Alignment with Recent Jurisprudence
The court's decision also aligned with a recent ruling by the Second Circuit, which held that a debt-for-debt face value exchange does not create original issue discount. By adopting this perspective, the court reinforced a growing consensus among appellate courts regarding the treatment of such exchanges in bankruptcy proceedings. The court stressed that recognizing OID in these contexts would lead to inconsistent outcomes and complications in future restructurings, ultimately counteracting the intent of the Bankruptcy Code. The court's adherence to this emerging legal standard helped to clarify the treatment of consensual workouts and provided much-needed guidance to creditors and debtors alike. This alignment with established jurisprudence indicated a shift towards favoring negotiated solutions over adversarial bankruptcy proceedings, reflecting the overarching principles of the Bankruptcy Code.
Conclusion and Affirmation of Lower Court
In conclusion, the court affirmed the judgment of the district court, holding that the debt-for-debt face value exchange did not create original issue discount for the purposes of section 502(b)(2) of the Bankruptcy Code.

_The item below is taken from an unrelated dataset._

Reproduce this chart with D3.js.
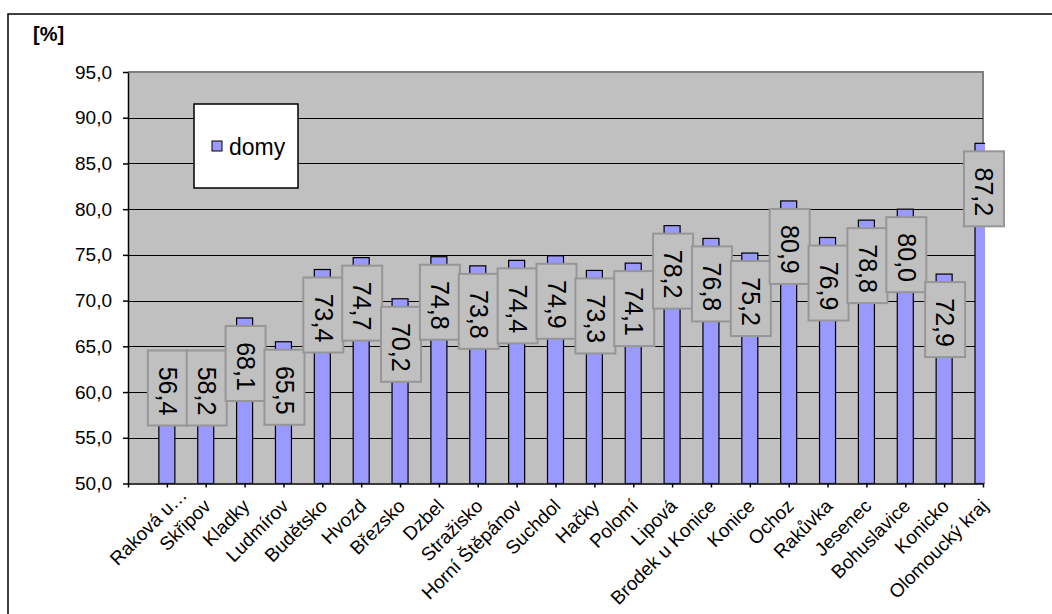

The ruling emphasized the importance of encouraging consensual workouts as a viable alternative to bankruptcy, supporting the legislative intent behind the Bankruptcy Code. By determining that the exchange did not generate unamortized OID, the court aimed to facilitate cooperation among creditors in the restructuring process. This decision not only provided clarity for future transactions of a similar nature but also reinforced the policy that all creditors should be treated equitably in bankruptcy proceedings. Ultimately, the court's reasoning underscored a commitment to promoting financial stability and the successful resolution of debt issues without resorting to the courts whenever possible.